The only reason I am writing this post right now is because before I started this site, I had it in my head that perhaps I would write some form of a daily truth every day for a year. It’s the third day since I first posted and I didn’t want to not post and potentially ruin an idea I’m not sure I intend to see through. I would rather be watching Episode 10 of Season 3 of Dawson’s Creek. That is what is next in my Netflix Instant Queue.
It’s not that I don’t have any thoughts worth writing about today. It’s that my overactive mind has had way too many. They are jumbled, confused, and not all fully formed. And I think that despite the fact that there is no one yet reading this, I’m still afraid of how someone might judge what I say. I want to choose the “right” thought to write about and I want to write about it in a way that is smart, insightful and funny. I want to use this post to make you like me.

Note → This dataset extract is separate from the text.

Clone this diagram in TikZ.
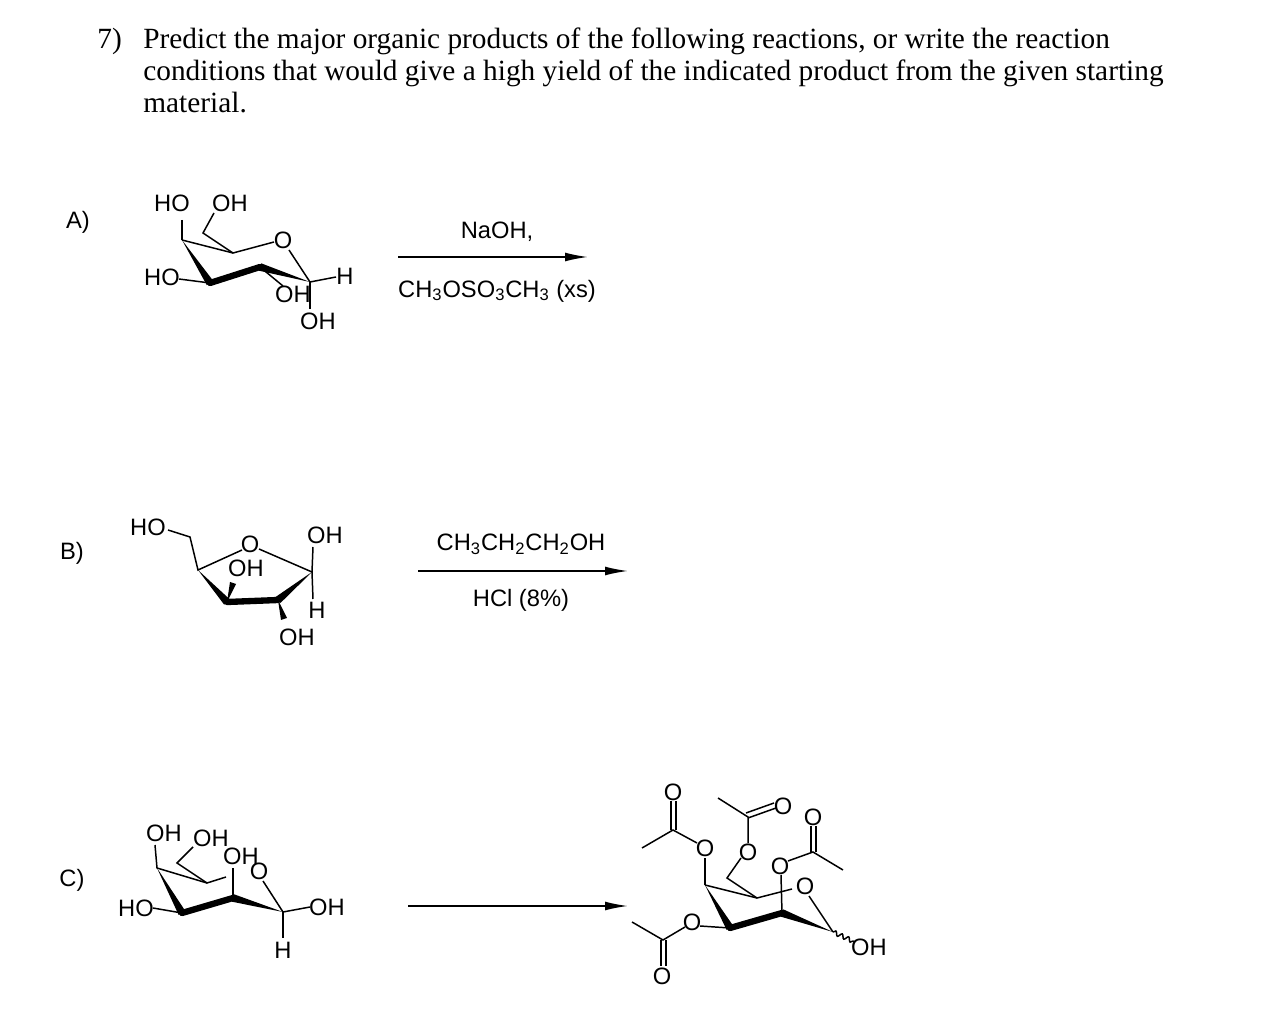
\documentclass[tikz,border=0pt]{standalone}
\usepackage{fontspec}
\setmainfont{Liberation Serif}
\newfontfamily\arial{Liberation Sans}
\usetikzlibrary{calc,decorations.pathmorphing,arrows.meta}
\newcommand\wdg[2]{\fill (#1) -- ($(#2)!2.2pt!90:(#1)$) -- ($(#2)!2.2pt!-90:(#1)$) -- cycle;}
\tikzset{lab/.style={font=\arial\fontsize{13.5}{14}\selectfont,inner sep=0pt},
 cond/.style={font=\arial\fontsize{13.5}{14}\selectfont,inner sep=0pt},
 ttl/.style={anchor=base west,inner sep=0,font=\fontsize{16.7}{18}\selectfont},
 bd/.style={line width=0.85pt},
 bold/.style={line width=3.6pt},
 rx/.style={line width=0.9pt,-{Latex[length=13pt,width=5pt]}}}
\begin{document}
\begin{tikzpicture}[x=0.02cm,y=-0.02cm]
\useasboundingbox (0,0) rectangle (1269,1013);
% title
\node[ttl] (t1) at (97,49) {7)};
\node[ttl] (t2) at (143,49) {Predict the major organic products of the following reactions, or write the reaction};
\node[ttl] (t3) at (143,81) {conditions that would give a high yield of the indicated product from the given starting};
\node[ttl] (t4) at (143,113) {material.};
% labels
\node[cond] (la) at (78,222) {A)};
\node[cond] (lb) at (72,553) {B)};
\node[cond] (lc) at (72,880) {C)};
% ===== A =====
\node[lab] (aho1) at (172,203) {HO};
\node[lab] (aoh1) at (230,203) {OH};
\node[lab] (ao) at (283,240) {O};
\node[lab] (aho2) at (162,277) {HO};
\node[lab] (aoh2) at (293,294) {OH};
\node[lab] (ah) at (345,276) {H};
\node[lab] (aoh3) at (318,321) {OH};
\coordinate (a4) at (182,240); \coordinate (a5) at (233,253); \coordinate (a6) at (203,233);
\coordinate (a3) at (210,283); \coordinate (a2) at (260,267); \coordinate (a1) at (310,282);
\draw[bd] (182,220) -- (a4);
\draw[bd] (214,213) -- (a6) -- (a5) -- (274,242);
\draw[bd] (289,250) -- (a1);
\draw[bd] (179,279) -- (a3);
\draw[bd] (a2) -- (283,286);
\draw[bd] (a1) -- (336,277);
\draw[bd] (a1) -- (310,309);
\draw[bd] (a4) -- (a5);
\wdg{a4}{a3}
\draw[bold,line cap=round] (a3) -- (a2);
\wdg{a1}{a2}
\draw[rx] (398,257) -- (588,257);
\node[cond] (ca1) at (497,232) {NaOH,};
\node[cond] (ca2) at (497,291) {CH\textsubscript{3}OSO\textsubscript{3}CH\textsubscript{3} (xs)};
% ===== B =====
\node[lab] (bho) at (148,527) {HO};
\node[lab] (bo) at (250,544) {O};
\node[lab] (boh1) at (325,535) {OH};
\node[lab] (boh2) at (246,568) {OH};
\node[lab] (bh) at (317,610) {H};
\node[lab] (boh3) at (297,637) {OH};
\coordinate (b4) at (198,570); \coordinate (b3) at (227,602); \coordinate (b2) at (278,600); \coordinate (b1) at (312,572);
\draw[bd] (168,530) -- (190,537) -- (b4) -- (242,550);
\draw[bd] (259,549) -- (b1);
\draw[bd] (b1) -- (313,547);
\draw[bd] (b1) -- (313,599);
\wdg{b4}{b3}
\draw[bold,line cap=round] (b3) -- (b2);
\wdg{b1}{b2}
\fill (b3) -- (230,582) -- (236,584) -- cycle;
\fill (b2) -- (281,620) -- (287,618) -- cycle;
\draw[rx] (418,571) -- (628,571);
\node[cond] (cb1) at (521,544) {CH\textsubscript{3}CH\textsubscript{2}CH\textsubscript{2}OH};
\node[cond] (cb2) at (521,600) {HCl (8\%)};
% ===== C =====
\node[lab] (coh1) at (164,833) {OH};
\node[lab] (coh2) at (211,838) {OH};
\node[lab] (coh3) at (241,856) {OH};
\node[lab] (co) at (259,871) {O};
\node[lab] (cho) at (136,908) {HO};
\node[lab] (coh4) at (327,907) {OH};
\node[lab] (ch) at (283,950) {H};
\coordinate (c4) at (157,868); \coordinate (c5) at (207,883); \coordinate (c3) at (182,913); \coordinate (c2) at (233,898); \coordinate (c1) at (283,912);
\draw[bd] (155,845) -- (c4) -- (c5);
\draw[bd] (193,847) -- (177,863) -- (c5) -- (226,877);
\draw[bd] (c2) -- (233,868);
\draw[bd] (263,881) -- (c1) -- (310,907);
\draw[bd] (c1) -- (283,938);
\draw[bd] (153,908) -- (c3);
\wdg{c4}{c3}
\draw[bold,line cap=round] (c3) -- (c2);
\wdg{c1}{c2}
\draw[rx] (408,906) -- (628,906);
% ===== product =====
\node[lab] (po1) at (705,848) {O};
\node[lab] (po1d) at (673,792) {O};
\node[lab] (po2) at (748,852) {O};
\node[lab] (po2d) at (783,806) {O};
\node[lab] (po3) at (780,866) {O};
\node[lab] (po3d) at (813,817) {O};
\node[lab] (pro) at (805,886) {O};
\node[lab] (po4) at (692,922) {O};
\node[lab] (po4d) at (662,976) {O};
\node[lab] (poh) at (869,947) {OH};
\coordinate (p4) at (705,885); \coordinate (p5) at (757,898); \coordinate (p3) at (730,928); \coordinate (p2) at (782,913); \coordinate (p1) at (833,932);
\coordinate (pc1) at (673,830); \coordinate (pm1) at (642,848);
\coordinate (pc2) at (748,817); \coordinate (pm2) at (718,798); \coordinate (pch) at (727,878);
\coordinate (pc3) at (813,852); \coordinate (pm3) at (843,870);
\coordinate (pc4) at (663,940); \coordinate (pm4) at (632,922);
\draw[bd] (p4) -- (p5) -- (792,889);
\draw[bd] (p4) -- (705,858);
\draw[bd] (697,843) -- (pc1) -- (pm1);
\draw[bd] (671,830) -- (671,801); \draw[bd] (676,830) -- (676,801);
\draw[bd] (p5) -- (pch) -- (741,858);
\draw[bd] (748,843) -- (pc2) -- (pm2);
\draw[bd] (748,818) -- (776,808); \draw[bd] (746,813) -- (774,803);
\draw[bd] (p2) -- (781,875);
\draw[bd] (788,861) -- (pc3) -- (pm3);
\draw[bd] (811,852) -- (811,826); \draw[bd] (816,852) -- (816,826);
\draw[bd] (809,896) -- (p1);
\draw[bd] (p3) -- (700,926);
\draw[bd] (685,927) -- (pc4) -- (pm4);
\draw[bd] (661,940) -- (661,966); \draw[bd] (666,940) -- (666,966);
\draw[bd,decorate,decoration={snake,amplitude=1.2pt,segment length=4pt}] (p1) -- (855,942);
\wdg{p4}{p3}
\draw[bold,line cap=round] (p3) -- (p2);
\wdg{p1}{p2}
\end{tikzpicture}
\end{document}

I had a wonderful visit with one of my favorite people on the planet today. I have been wanting to talk to him for the past two weeks, but we live in different cities separated by several hours of driving so face-to-face talks aren’t that common (and we don’t seem to chat on the phone). I was looking forward to it, as I will always look forward to it. And it was great. Yet, as I go to bed tonight, I’m aware that there is some small whisper of something inside me that feels like fear.
I spoke to him today about how tired I am of pretending or of trying to be whatever it is I imagine I am supposed to be. I said something along the lines of, “If I ever allow myself to just be who I am and it turns out that’s not someone other people can love–because that’s my fear–then at this point, I’d rather accept being alone. If you think about it, if I’m pretending in all of my relationships then I’m already alone anyway.” I mention this because the discomfort that is moving quietly beneath my skin has to do with wondering now what this friend now thinks of me as a result of today. I want him to continue to want to be my friend. I want him to continue to like me, to approve of me, to be inspired by me. And as much as I enjoyed today, I think I was also anxious off and on throughout it, worried that what I had just said or what I was in the middle of saying or what I was about to say would change the way he sees me. Would lessen it. It’s not just that I don’t want to disappoint him; I want to impress him. I want him to drive home tomorrow wanting to see me again someday. I feel like I have to prove my worth to him in every conversation we have so that he continues to want to know me.